### Task directions
Extract precisely the lines of the entries below, from the first line through the line containing "const font = 'Liberation".

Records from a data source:

....

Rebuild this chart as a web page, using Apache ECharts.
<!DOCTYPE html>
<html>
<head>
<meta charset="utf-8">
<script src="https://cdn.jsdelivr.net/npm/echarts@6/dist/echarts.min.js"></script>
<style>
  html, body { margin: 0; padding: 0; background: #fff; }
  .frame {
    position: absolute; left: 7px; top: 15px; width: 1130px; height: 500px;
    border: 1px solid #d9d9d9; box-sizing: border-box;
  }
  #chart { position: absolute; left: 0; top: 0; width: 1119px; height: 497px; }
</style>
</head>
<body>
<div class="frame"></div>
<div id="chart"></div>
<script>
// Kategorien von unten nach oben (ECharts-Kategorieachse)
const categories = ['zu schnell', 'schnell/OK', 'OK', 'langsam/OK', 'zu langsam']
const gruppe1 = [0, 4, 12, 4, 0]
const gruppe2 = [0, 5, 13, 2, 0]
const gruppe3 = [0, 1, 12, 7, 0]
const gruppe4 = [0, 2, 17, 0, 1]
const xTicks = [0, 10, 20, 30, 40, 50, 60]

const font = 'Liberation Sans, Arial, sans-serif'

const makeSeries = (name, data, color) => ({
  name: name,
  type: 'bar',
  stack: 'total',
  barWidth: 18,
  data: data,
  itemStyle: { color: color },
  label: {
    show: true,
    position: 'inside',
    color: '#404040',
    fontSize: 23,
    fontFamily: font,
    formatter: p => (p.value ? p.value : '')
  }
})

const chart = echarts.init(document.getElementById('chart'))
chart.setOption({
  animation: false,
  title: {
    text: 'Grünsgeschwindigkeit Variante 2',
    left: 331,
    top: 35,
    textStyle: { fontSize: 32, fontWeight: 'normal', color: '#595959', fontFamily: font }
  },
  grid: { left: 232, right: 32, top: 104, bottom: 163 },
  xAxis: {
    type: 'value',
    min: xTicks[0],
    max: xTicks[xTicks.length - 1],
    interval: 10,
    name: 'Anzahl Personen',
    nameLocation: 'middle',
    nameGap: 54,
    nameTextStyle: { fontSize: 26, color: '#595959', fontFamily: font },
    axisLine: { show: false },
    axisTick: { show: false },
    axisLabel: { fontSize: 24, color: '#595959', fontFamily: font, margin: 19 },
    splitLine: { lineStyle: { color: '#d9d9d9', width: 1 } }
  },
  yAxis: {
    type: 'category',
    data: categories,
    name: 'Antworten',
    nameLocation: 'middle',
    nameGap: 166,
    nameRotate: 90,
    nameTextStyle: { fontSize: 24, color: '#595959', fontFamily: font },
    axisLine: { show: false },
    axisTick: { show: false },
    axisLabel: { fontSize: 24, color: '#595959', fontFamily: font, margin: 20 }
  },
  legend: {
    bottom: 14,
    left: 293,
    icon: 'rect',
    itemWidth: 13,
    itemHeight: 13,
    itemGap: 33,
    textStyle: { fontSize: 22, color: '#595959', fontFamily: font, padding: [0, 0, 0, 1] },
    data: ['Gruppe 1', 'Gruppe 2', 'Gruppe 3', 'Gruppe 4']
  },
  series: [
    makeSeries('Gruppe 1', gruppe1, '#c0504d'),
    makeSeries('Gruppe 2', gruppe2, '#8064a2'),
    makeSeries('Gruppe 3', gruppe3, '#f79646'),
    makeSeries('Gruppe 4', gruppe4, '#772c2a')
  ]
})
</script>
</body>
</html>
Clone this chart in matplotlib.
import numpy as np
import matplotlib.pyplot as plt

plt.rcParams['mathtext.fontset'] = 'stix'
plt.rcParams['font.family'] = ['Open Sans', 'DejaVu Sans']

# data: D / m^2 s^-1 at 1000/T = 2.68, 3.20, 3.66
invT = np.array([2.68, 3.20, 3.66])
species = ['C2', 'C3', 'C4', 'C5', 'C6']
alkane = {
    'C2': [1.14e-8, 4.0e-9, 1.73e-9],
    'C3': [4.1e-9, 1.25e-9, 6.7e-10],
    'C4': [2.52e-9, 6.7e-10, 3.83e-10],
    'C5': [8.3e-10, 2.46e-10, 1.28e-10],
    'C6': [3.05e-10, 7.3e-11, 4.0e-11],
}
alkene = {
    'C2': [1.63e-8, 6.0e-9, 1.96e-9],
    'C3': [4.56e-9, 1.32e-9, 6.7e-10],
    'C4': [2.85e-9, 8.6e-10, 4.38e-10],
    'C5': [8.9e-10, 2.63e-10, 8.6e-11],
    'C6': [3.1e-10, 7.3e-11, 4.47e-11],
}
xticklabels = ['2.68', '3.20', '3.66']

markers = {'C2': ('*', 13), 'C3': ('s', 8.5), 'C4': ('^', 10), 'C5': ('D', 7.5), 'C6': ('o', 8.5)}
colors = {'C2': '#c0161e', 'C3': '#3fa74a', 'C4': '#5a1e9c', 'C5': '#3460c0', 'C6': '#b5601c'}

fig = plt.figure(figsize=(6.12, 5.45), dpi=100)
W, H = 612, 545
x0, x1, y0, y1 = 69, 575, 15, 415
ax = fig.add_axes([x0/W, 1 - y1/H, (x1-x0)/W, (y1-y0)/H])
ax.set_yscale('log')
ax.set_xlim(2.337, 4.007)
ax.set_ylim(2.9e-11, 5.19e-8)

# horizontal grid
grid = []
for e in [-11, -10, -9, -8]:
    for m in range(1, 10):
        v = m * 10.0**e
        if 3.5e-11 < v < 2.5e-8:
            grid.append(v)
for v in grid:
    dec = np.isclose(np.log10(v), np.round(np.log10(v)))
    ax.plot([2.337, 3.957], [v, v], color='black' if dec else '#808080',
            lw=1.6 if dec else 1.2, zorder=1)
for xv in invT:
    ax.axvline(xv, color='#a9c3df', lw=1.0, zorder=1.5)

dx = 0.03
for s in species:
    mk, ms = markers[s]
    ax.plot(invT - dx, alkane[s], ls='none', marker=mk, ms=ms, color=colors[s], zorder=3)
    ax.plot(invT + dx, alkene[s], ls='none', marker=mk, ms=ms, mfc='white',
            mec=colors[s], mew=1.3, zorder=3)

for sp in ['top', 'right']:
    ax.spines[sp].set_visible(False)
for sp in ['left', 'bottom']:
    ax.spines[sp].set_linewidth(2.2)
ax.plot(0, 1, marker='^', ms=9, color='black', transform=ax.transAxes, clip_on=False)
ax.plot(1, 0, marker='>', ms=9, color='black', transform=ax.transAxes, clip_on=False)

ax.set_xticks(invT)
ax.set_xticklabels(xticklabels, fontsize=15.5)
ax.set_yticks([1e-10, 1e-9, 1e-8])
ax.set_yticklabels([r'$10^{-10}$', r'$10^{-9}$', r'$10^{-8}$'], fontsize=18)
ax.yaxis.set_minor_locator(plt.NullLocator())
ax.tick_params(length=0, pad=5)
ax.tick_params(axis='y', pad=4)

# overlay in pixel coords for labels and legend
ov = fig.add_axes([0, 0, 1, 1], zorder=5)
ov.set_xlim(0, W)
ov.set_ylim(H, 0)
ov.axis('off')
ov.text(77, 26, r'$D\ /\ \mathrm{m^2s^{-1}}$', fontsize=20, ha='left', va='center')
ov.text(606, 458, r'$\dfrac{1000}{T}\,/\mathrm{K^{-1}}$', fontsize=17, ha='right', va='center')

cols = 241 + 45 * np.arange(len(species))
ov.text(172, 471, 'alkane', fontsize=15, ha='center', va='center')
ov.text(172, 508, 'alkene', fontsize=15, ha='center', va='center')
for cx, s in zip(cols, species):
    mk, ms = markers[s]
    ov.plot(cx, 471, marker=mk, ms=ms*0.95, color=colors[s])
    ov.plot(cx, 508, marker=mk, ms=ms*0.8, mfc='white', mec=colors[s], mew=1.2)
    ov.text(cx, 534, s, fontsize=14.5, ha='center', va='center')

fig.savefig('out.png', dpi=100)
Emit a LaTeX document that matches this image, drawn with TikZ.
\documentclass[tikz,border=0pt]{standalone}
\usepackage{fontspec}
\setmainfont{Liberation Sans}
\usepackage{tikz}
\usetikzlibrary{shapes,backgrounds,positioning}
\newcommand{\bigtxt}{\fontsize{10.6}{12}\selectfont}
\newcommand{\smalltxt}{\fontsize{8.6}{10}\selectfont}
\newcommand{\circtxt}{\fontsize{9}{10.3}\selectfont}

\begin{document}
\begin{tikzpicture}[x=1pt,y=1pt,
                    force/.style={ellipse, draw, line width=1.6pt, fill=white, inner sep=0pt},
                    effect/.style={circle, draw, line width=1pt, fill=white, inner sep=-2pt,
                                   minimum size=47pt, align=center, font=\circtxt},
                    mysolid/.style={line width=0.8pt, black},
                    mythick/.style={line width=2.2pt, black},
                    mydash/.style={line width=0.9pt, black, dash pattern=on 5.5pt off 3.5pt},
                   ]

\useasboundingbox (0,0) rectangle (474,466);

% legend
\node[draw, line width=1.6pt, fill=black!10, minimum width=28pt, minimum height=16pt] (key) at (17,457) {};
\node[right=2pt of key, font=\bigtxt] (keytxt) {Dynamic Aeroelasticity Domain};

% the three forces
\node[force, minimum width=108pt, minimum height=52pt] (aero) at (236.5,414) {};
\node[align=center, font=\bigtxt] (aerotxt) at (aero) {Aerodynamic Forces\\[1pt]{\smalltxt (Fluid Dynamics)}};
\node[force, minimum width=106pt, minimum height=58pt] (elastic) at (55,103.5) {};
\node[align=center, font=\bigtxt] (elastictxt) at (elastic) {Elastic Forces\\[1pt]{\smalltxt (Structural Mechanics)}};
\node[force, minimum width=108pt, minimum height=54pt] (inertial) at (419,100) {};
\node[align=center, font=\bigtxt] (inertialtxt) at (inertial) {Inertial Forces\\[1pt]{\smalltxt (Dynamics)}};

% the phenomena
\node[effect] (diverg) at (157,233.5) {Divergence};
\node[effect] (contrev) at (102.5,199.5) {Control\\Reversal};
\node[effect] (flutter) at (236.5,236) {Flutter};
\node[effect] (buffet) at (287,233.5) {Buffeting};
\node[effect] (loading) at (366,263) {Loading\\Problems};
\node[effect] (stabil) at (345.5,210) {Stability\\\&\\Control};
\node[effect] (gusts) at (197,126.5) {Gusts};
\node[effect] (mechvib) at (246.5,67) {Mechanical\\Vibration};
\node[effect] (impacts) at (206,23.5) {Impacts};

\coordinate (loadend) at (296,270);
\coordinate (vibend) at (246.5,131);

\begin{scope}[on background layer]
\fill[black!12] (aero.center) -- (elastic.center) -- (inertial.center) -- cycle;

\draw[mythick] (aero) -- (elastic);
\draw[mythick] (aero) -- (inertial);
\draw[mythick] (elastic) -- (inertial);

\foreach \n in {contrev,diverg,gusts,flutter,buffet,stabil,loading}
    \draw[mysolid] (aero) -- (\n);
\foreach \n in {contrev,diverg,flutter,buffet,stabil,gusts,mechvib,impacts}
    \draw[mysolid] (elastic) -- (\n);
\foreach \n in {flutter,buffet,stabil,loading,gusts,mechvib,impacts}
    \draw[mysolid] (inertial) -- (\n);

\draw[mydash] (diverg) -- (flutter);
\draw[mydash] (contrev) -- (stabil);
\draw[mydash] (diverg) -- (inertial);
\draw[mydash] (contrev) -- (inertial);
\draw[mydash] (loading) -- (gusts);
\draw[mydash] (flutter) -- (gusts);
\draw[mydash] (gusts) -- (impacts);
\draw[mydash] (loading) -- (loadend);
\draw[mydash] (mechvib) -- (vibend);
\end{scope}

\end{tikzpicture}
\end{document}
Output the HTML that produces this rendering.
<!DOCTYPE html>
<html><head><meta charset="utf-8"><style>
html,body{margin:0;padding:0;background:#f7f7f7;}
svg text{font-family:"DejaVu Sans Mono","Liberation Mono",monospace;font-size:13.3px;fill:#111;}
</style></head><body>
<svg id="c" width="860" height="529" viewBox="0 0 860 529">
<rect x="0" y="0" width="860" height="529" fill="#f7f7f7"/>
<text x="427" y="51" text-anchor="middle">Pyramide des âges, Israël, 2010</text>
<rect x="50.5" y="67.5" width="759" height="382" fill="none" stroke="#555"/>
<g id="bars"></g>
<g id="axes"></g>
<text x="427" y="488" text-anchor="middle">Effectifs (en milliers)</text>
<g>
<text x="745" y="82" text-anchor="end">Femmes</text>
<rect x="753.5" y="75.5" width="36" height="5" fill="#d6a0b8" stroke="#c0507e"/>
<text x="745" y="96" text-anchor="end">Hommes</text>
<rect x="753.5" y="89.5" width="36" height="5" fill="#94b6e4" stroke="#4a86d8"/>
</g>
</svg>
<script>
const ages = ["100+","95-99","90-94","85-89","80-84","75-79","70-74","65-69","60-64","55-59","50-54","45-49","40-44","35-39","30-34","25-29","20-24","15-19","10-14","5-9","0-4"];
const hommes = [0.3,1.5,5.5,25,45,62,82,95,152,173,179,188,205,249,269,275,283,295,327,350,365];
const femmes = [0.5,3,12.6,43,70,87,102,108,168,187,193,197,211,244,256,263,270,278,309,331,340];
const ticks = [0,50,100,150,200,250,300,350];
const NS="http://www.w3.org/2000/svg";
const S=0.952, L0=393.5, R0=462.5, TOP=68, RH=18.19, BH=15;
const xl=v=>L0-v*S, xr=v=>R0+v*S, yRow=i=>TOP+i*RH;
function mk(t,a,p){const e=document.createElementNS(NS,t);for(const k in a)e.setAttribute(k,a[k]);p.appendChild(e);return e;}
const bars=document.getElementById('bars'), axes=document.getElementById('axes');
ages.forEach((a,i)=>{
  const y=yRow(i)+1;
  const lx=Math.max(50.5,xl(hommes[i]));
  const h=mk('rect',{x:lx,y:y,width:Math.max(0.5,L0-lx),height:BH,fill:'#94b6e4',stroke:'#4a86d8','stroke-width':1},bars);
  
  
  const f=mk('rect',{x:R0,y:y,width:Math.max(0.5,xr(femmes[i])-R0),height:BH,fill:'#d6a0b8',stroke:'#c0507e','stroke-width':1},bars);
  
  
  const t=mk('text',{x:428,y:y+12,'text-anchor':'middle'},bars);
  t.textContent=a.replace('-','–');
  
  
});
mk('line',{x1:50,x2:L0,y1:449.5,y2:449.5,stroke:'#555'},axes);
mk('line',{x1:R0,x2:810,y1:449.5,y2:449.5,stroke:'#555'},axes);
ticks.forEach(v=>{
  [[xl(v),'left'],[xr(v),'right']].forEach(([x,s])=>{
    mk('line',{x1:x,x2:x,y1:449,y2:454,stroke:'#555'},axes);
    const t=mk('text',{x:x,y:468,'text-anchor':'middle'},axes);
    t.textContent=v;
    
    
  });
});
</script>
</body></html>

....

### Finished task
Rebuild this chart as a web page, using Apache ECharts.
<!DOCTYPE html>
<html>
<head>
<meta charset="utf-8">
<script src="https://cdn.jsdelivr.net/npm/echarts@6/dist/echarts.min.js"></script>
<style>
  html, body { margin: 0; padding: 0; background: #fff; }
  .frame {
    position: absolute; left: 7px; top: 15px; width: 1130px; height: 500px;
    border: 1px solid #d9d9d9; box-sizing: border-box;
  }
  #chart { position: absolute; left: 0; top: 0; width: 1119px; height: 497px; }
</style>
</head>
<body>
<div class="frame"></div>
<div id="chart"></div>
<script>
// Kategorien von unten nach oben (ECharts-Kategorieachse)
const categories = ['zu schnell', 'schnell/OK', 'OK', 'langsam/OK', 'zu langsam']
const gruppe1 = [0, 4, 12, 4, 0]
const gruppe2 = [0, 5, 13, 2, 0]
const gruppe3 = [0, 1, 12, 7, 0]
const gruppe4 = [0, 2, 17, 0, 1]
const xTicks = [0, 10, 20, 30, 40, 50, 60]

const font = 'Liberation Sans, Arial, sans-serif'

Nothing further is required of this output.